Data shown:
----
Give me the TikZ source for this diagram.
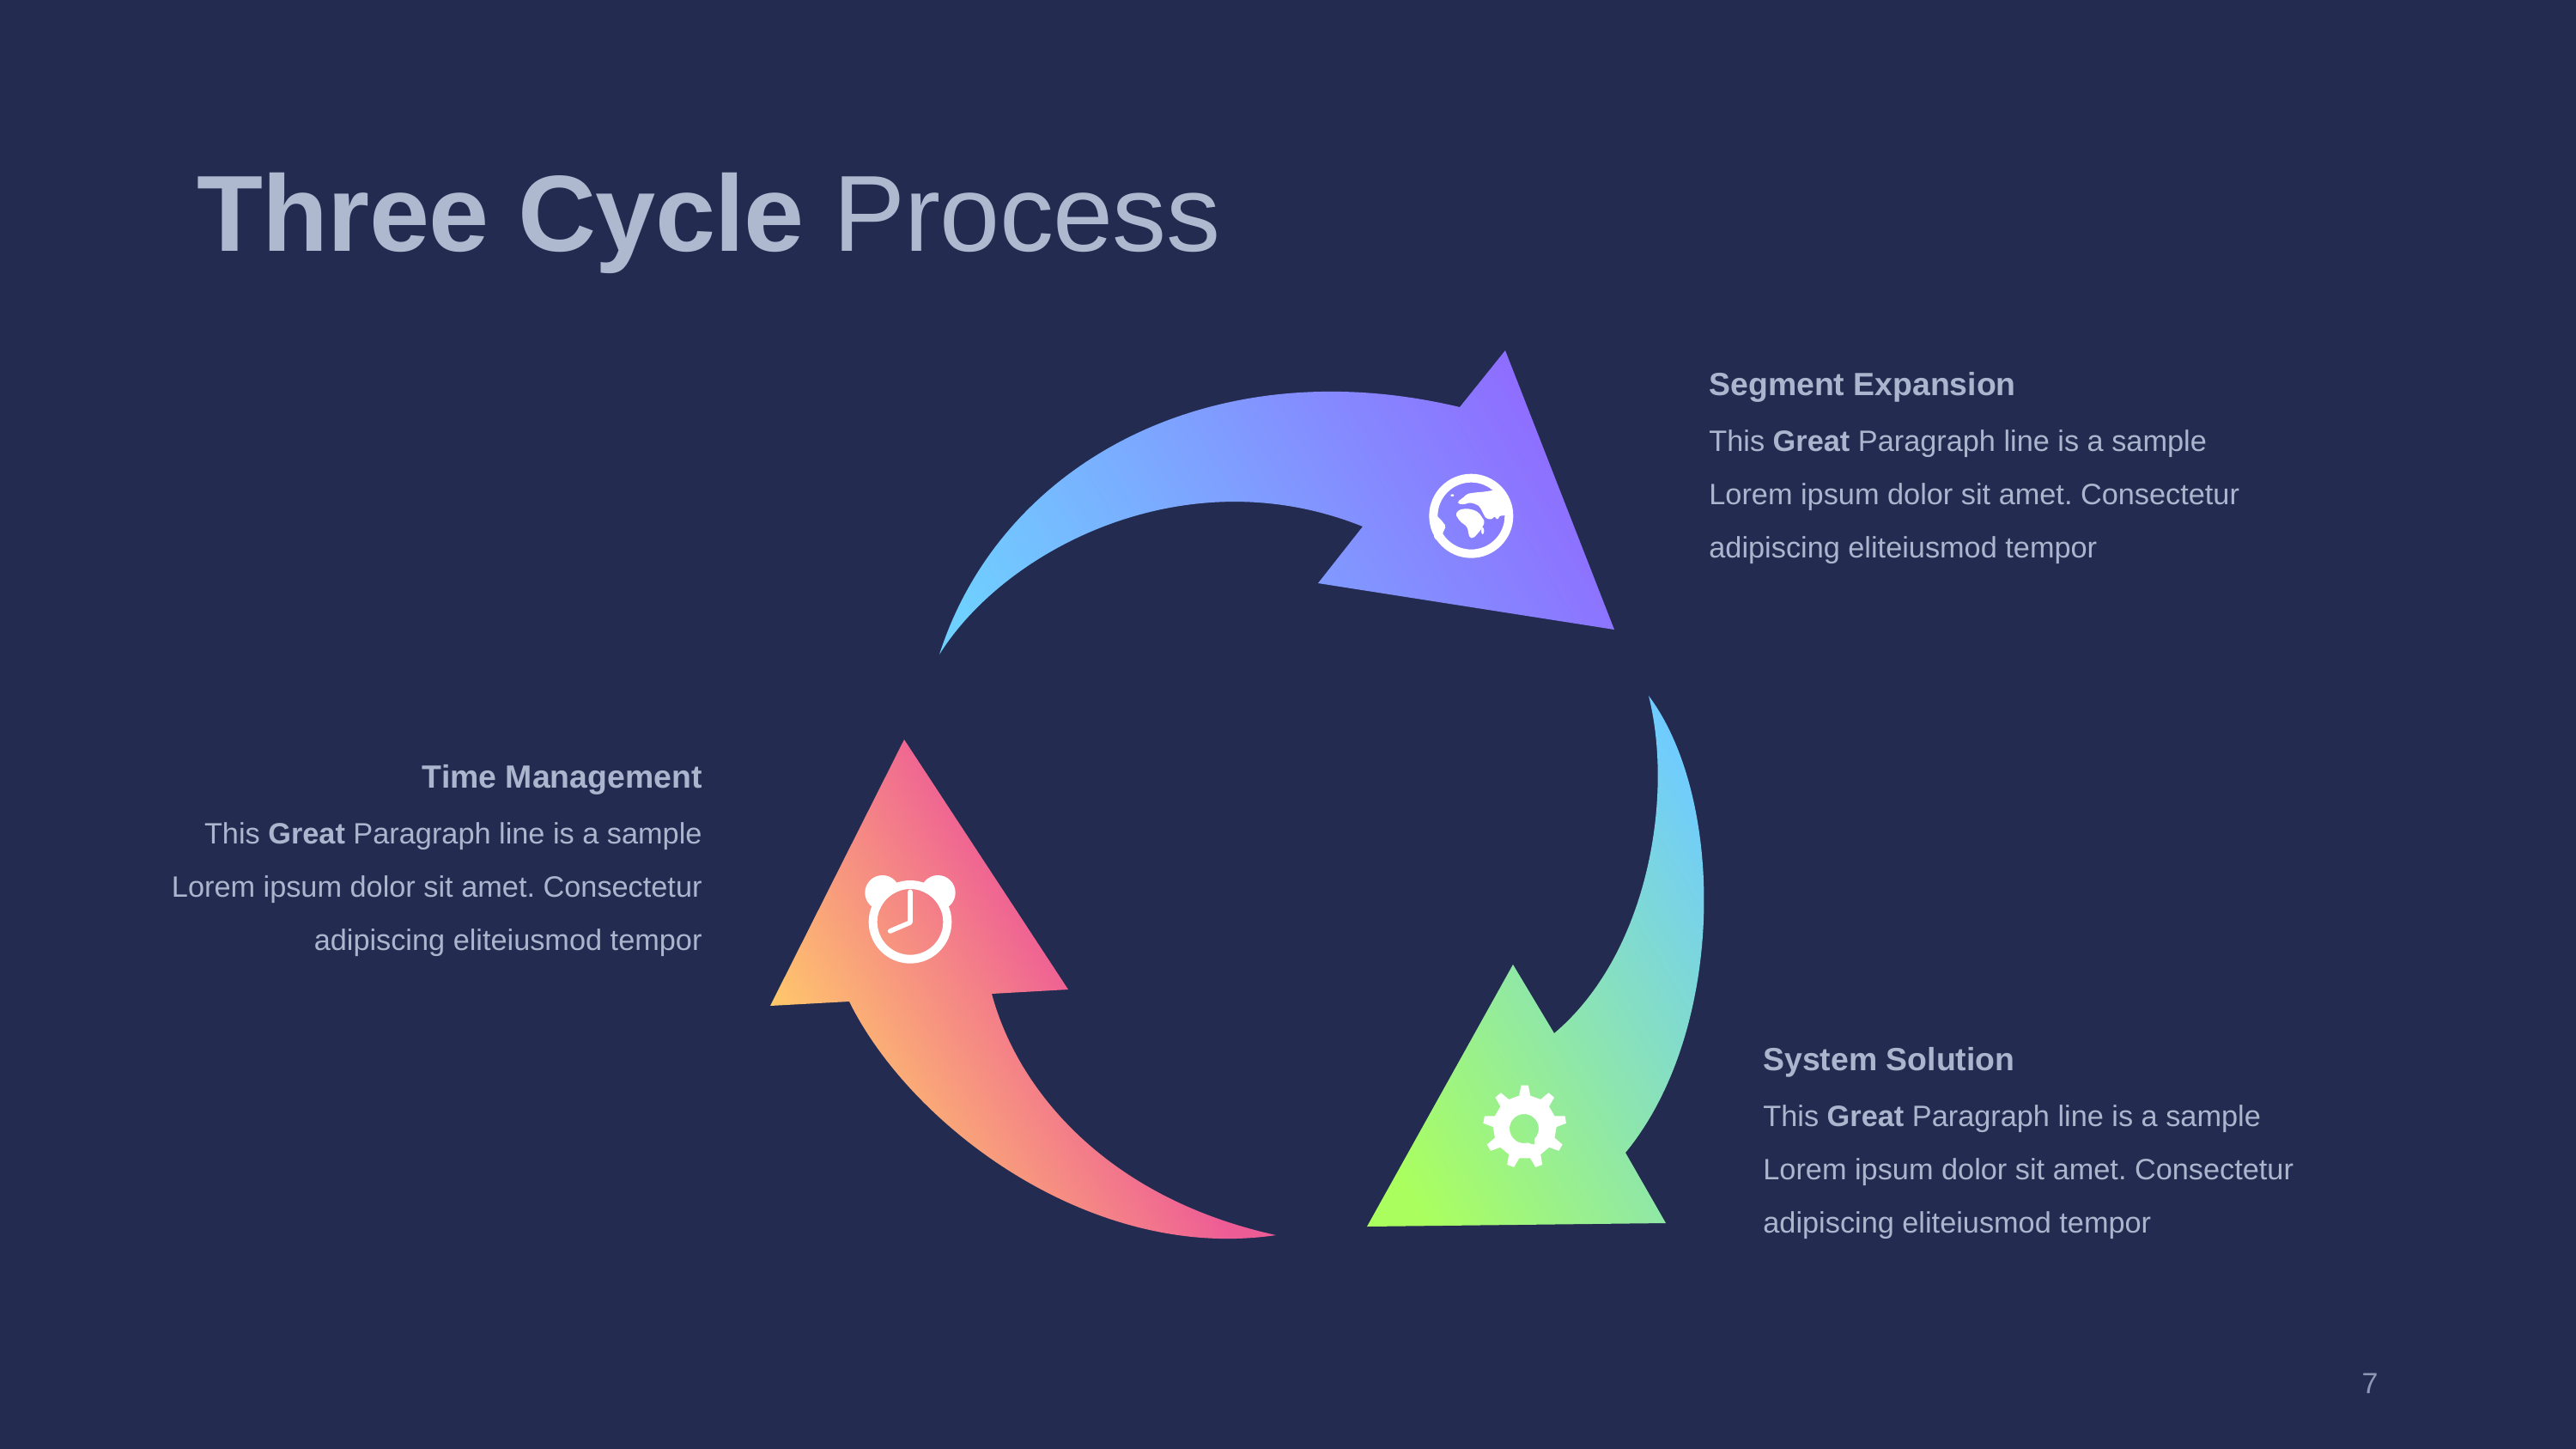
\documentclass[tikz,border=0pt]{standalone}
\usepackage{fontspec}
\setmainfont{Liberation Sans}
\frenchspacing
\definecolor{bgnavy}{HTML}{232C50}
\definecolor{txtmain}{HTML}{ABB6CE}
\definecolor{txttitle}{HTML}{AEB9D0}
\definecolor{txtpage}{HTML}{8D98B6}
\definecolor{blueA}{HTML}{6FD0FF}
\definecolor{blueB}{HTML}{8E6EFF}
\definecolor{greenA}{HTML}{AAFF5F}
\definecolor{greenB}{HTML}{6FCBFF}
\definecolor{pinkA}{HTML}{FFC96B}
\definecolor{pinkB}{HTML}{EE5C96}
\pgfdeclarehorizontalshading{gradblue}{1500pt}{color(0pt)=(blueA); color(559pt)=(blueA); color(904pt)=(blueB); color(1500pt)=(blueB)}
\pgfdeclarehorizontalshading{gradgreen}{1500pt}{color(0pt)=(greenA); color(618pt)=(greenA); color(885pt)=(greenB); color(1500pt)=(greenB)}
\pgfdeclarehorizontalshading{gradpink}{1500pt}{color(0pt)=(pinkA); color(618pt)=(pinkA); color(782pt)=(pinkB); color(1500pt)=(pinkB)}
\tikzset{
  grad/.style={inner sep=0pt,outer sep=0pt,rotate=30.6,anchor=center},
  head/.style={inner sep=0pt,text=txtmain,font=\bfseries\fontsize{18.7}{22}\selectfont},
  body/.style={inner sep=0pt,text=txtmain,font=\fontsize{17.15}{21}\selectfont},
  ink/.style={fill=white,draw=none},
}
\begin{document}
\begin{tikzpicture}[x=0.5pt,y=-0.5pt]
\useasboundingbox (0,0) rectangle (3000,1687);
\fill[bgnavy] (0,0) rectangle (3000,1687);

% title
\node[anchor=base west,inner sep=0pt,text=txttitle,font=\fontsize{63}{70}\selectfont\addfontfeature{LetterSpace=-0.6}] (title) at (229,292) {\textbf{Three Cycle} Process};
\node[anchor=base,inner sep=0pt,text=txtpage,font=\fontsize{17}{20}\selectfont] (page) at (2760,1622) {7};

% blue arrow
\begin{scope}
\clip (1094,762) .. controls (1165,540) and (1410,405) .. (1700,474)
  -- (1753,408) -- (1880,733) -- (1535,679) -- (1587,613)
  .. controls (1380,530) and (1170,640) .. (1094,762) -- cycle;
\node[grad] (shadeblue) at (1487,585) {\pgfuseshading{gradblue}};
\end{scope}

% green arrow
\begin{scope}
\clip (1920,810) .. controls (2010,930) and (2010,1200) .. (1893,1342)
  -- (1940,1424) -- (1592,1428) -- (1762,1123) -- (1810,1203)
  .. controls (1918,1112) and (1950,930) .. (1920,810) -- cycle;
\node[grad] (shadegreen) at (1790,1120) {\pgfuseshading{gradgreen}};
\end{scope}

% pink arrow
\begin{scope}
\clip (989,1166) .. controls (1060,1310) and (1270,1470) .. (1486,1438)
  .. controls (1290,1395) and (1185,1270) .. (1155,1157)
  -- (1244,1152) -- (1053,861) -- (897,1171) -- cycle;
\node[grad] (shadepink) at (1190,1150) {\pgfuseshading{gradpink}};
\end{scope}

% globe icon
\begin{scope}[shift={(1640,530)},scale=1/3]
\fill[ink,even odd rule] (220,212) circle[radius=147] (220,212) circle[radius=117];
\fill[ink,rounded corners=1pt] (172,162) -- (190,150) -- (205,135) -- (235,130) -- (262,128) -- (300,122) -- (330,150) -- (345,200) -- (335,214) -- (322,208) -- (312,226) -- (300,212) -- (296,224) -- (272,222) -- (256,192) -- (250,180) -- (240,172) -- (215,165) -- (195,172) -- (175,170) -- cycle;
\fill[ink,rounded corners=1pt] (165,206) -- (178,190) -- (205,186) -- (232,192) -- (248,202) -- (268,232) -- (256,258) -- (228,290) -- (214,288) -- (206,250) -- (180,230) -- cycle;
\fill[ink] (260,264) ellipse[x radius=5,y radius=12];
\fill[ink] (154,140) ellipse[x radius=6,y radius=4];
\fill[ink,rounded corners=1pt] (90,205) -- (112,222) -- (132,248) -- (124,264) -- (110,302) -- (90,290) -- cycle;
\end{scope}

% gear icon
\begin{scope}[shift={(1775.7,1312)}]
\fill[ink,even odd rule]
  (-100:37) \foreach \a in {-90,-50,-10,30,70,110,150,190,230}{ -- (\a-10:37) -- (\a-5:48.5) -- (\a+5:48.5) -- (\a+10:37) } -- cycle
  (-0.7,2) ++(75:17) arc[start angle=75,end angle=405,radius=17] -- (11.5,20.5) -- (8,20) -- cycle;
\end{scope}

% clock icon
\begin{scope}[shift={(990,1000)},scale=1/3]
\begin{scope}[even odd rule]
\clip (0,0) rectangle (420,420) (210,220) circle[radius=115];
\fill[ink] (113,118) circle[radius=61];
\fill[ink] (307,118) circle[radius=61];
\end{scope}
\fill[ink,even odd rule] (210,220) circle[radius=145] (210,220) circle[radius=115];
\draw[white,line width=2.8pt,line cap=round,line join=round] (210,115) -- (210,222) -- (140,252);
\end{scope}

% texts: Segment Expansion
\node[head,anchor=base west] (h1) at (1990,460) {Segment Expansion};
\node[body,anchor=base west] (a1) at (1990,525) {This \textbf{Great} Paragraph line is a sample};
\node[body,anchor=base west] (a2) at (1990,587) {Lorem ipsum dolor sit amet. Consectetur};
\node[body,anchor=base west] (a3) at (1990,649) {adipiscing eliteiusmod tempor};
% System Solution
\node[head,anchor=base west] (h2) at (2053,1246) {System Solution};
\node[body,anchor=base west] (b1) at (2053,1311) {This \textbf{Great} Paragraph line is a sample};
\node[body,anchor=base west] (b2) at (2053,1373) {Lorem ipsum dolor sit amet. Consectetur};
\node[body,anchor=base west] (b3) at (2053,1435) {adipiscing eliteiusmod tempor};
% Time Management
\node[head,anchor=base east] (h3) at (818,917) {Time Management};
\node[body,anchor=base east] (c1) at (818,982) {This \textbf{Great} Paragraph line is a sample};
\node[body,anchor=base east] (c2) at (818,1044) {Lorem ipsum dolor sit amet. Consectetur};
\node[body,anchor=base east] (c3) at (818,1106) {adipiscing eliteiusmod tempor};
\end{tikzpicture}
\end{document}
----
Brief: Return the whole listing, word for word, and leave out every picture.

Exercise solution:
Give me the TikZ source for this diagram.
\documentclass[tikz,border=0pt]{standalone}
\usepackage{fontspec}
\setmainfont{Liberation Sans}
\frenchspacing
\definecolor{bgnavy}{HTML}{232C50}
\definecolor{txtmain}{HTML}{ABB6CE}
\definecolor{txttitle}{HTML}{AEB9D0}
\definecolor{txtpage}{HTML}{8D98B6}
\definecolor{blueA}{HTML}{6FD0FF}
\definecolor{blueB}{HTML}{8E6EFF}
\definecolor{greenA}{HTML}{AAFF5F}
\definecolor{greenB}{HTML}{6FCBFF}
\definecolor{pinkA}{HTML}{FFC96B}
\definecolor{pinkB}{HTML}{EE5C96}
\pgfdeclarehorizontalshading{gradblue}{1500pt}{color(0pt)=(blueA); color(559pt)=(blueA); color(904pt)=(blueB); color(1500pt)=(blueB)}
\pgfdeclarehorizontalshading{gradgreen}{1500pt}{color(0pt)=(greenA); color(618pt)=(greenA); color(885pt)=(greenB); color(1500pt)=(greenB)}
\pgfdeclarehorizontalshading{gradpink}{1500pt}{color(0pt)=(pinkA); color(618pt)=(pinkA); color(782pt)=(pinkB); color(1500pt)=(pinkB)}
\tikzset{
  grad/.style={inner sep=0pt,outer sep=0pt,rotate=30.6,anchor=center},
  head/.style={inner sep=0pt,text=txtmain,font=\bfseries\fontsize{18.7}{22}\selectfont},
  body/.style={inner sep=0pt,text=txtmain,font=\fontsize{17.15}{21}\selectfont},
  ink/.style={fill=white,draw=none},
}
\begin{document}
\begin{tikzpicture}[x=0.5pt,y=-0.5pt]
\useasboundingbox (0,0) rectangle (3000,1687);
\fill[bgnavy] (0,0) rectangle (3000,1687);

% title
\node[anchor=base west,inner sep=0pt,text=txttitle,font=\fontsize{63}{70}\selectfont\addfontfeature{LetterSpace=-0.6}] (title) at (229,292) {\textbf{Three Cycle} Process};
\node[anchor=base,inner sep=0pt,text=txtpage,font=\fontsize{17}{20}\selectfont] (page) at (2760,1622) {7};

% blue arrow
\begin{scope}
\clip (1094,762) .. controls (1165,540) and (1410,405) .. (1700,474)
  -- (1753,408) -- (1880,733) -- (1535,679) -- (1587,613)
  .. controls (1380,530) and (1170,640) .. (1094,762) -- cycle;
\node[grad] (shadeblue) at (1487,585) {\pgfuseshading{gradblue}};
\end{scope}

% green arrow
\begin{scope}
\clip (1920,810) .. controls (2010,930) and (2010,1200) .. (1893,1342)
  -- (1940,1424) -- (1592,1428) -- (1762,1123) -- (1810,1203)
  .. controls (1918,1112) and (1950,930) .. (1920,810) -- cycle;
\node[grad] (shadegreen) at (1790,1120) {\pgfuseshading{gradgreen}};
\end{scope}

% pink arrow
\begin{scope}
\clip (989,1166) .. controls (1060,1310) and (1270,1470) .. (1486,1438)
  .. controls (1290,1395) and (1185,1270) .. (1155,1157)
  -- (1244,1152) -- (1053,861) -- (897,1171) -- cycle;
\node[grad] (shadepink) at (1190,1150) {\pgfuseshading{gradpink}};
\end{scope}

% globe icon
\begin{scope}[shift={(1640,530)},scale=1/3]
\fill[ink,even odd rule] (220,212) circle[radius=147] (220,212) circle[radius=117];
\fill[ink,rounded corners=1pt] (172,162) -- (190,150) -- (205,135) -- (235,130) -- (262,128) -- (300,122) -- (330,150) -- (345,200) -- (335,214) -- (322,208) -- (312,226) -- (300,212) -- (296,224) -- (272,222) -- (256,192) -- (250,180) -- (240,172) -- (215,165) -- (195,172) -- (175,170) -- cycle;
\fill[ink,rounded corners=1pt] (165,206) -- (178,190) -- (205,186) -- (232,192) -- (248,202) -- (268,232) -- (256,258) -- (228,290) -- (214,288) -- (206,250) -- (180,230) -- cycle;
\fill[ink] (260,264) ellipse[x radius=5,y radius=12];
\fill[ink] (154,140) ellipse[x radius=6,y radius=4];
\fill[ink,rounded corners=1pt] (90,205) -- (112,222) -- (132,248) -- (124,264) -- (110,302) -- (90,290) -- cycle;
\end{scope}

% gear icon
\begin{scope}[shift={(1775.7,1312)}]
\fill[ink,even odd rule]
  (-100:37) \foreach \a in {-90,-50,-10,30,70,110,150,190,230}{ -- (\a-10:37) -- (\a-5:48.5) -- (\a+5:48.5) -- (\a+10:37) } -- cycle
  (-0.7,2) ++(75:17) arc[start angle=75,end angle=405,radius=17] -- (11.5,20.5) -- (8,20) -- cycle;
\end{scope}

% clock icon
\begin{scope}[shift={(990,1000)},scale=1/3]
\begin{scope}[even odd rule]
\clip (0,0) rectangle (420,420) (210,220) circle[radius=115];
\fill[ink] (113,118) circle[radius=61];
\fill[ink] (307,118) circle[radius=61];
\end{scope}
\fill[ink,even odd rule] (210,220) circle[radius=145] (210,220) circle[radius=115];
\draw[white,line width=2.8pt,line cap=round,line join=round] (210,115) -- (210,222) -- (140,252);
\end{scope}

% texts: Segment Expansion
\node[head,anchor=base west] (h1) at (1990,460) {Segment Expansion};
\node[body,anchor=base west] (a1) at (1990,525) {This \textbf{Great} Paragraph line is a sample};
\node[body,anchor=base west] (a2) at (1990,587) {Lorem ipsum dolor sit amet. Consectetur};
\node[body,anchor=base west] (a3) at (1990,649) {adipiscing eliteiusmod tempor};
% System Solution
\node[head,anchor=base west] (h2) at (2053,1246) {System Solution};
\node[body,anchor=base west] (b1) at (2053,1311) {This \textbf{Great} Paragraph line is a sample};
\node[body,anchor=base west] (b2) at (2053,1373) {Lorem ipsum dolor sit amet. Consectetur};
\node[body,anchor=base west] (b3) at (2053,1435) {adipiscing eliteiusmod tempor};
% Time Management
\node[head,anchor=base east] (h3) at (818,917) {Time Management};
\node[body,anchor=base east] (c1) at (818,982) {This \textbf{Great} Paragraph line is a sample};
\node[body,anchor=base east] (c2) at (818,1044) {Lorem ipsum dolor sit amet. Consectetur};
\node[body,anchor=base east] (c3) at (818,1106) {adipiscing eliteiusmod tempor};
\end{tikzpicture}
\end{document}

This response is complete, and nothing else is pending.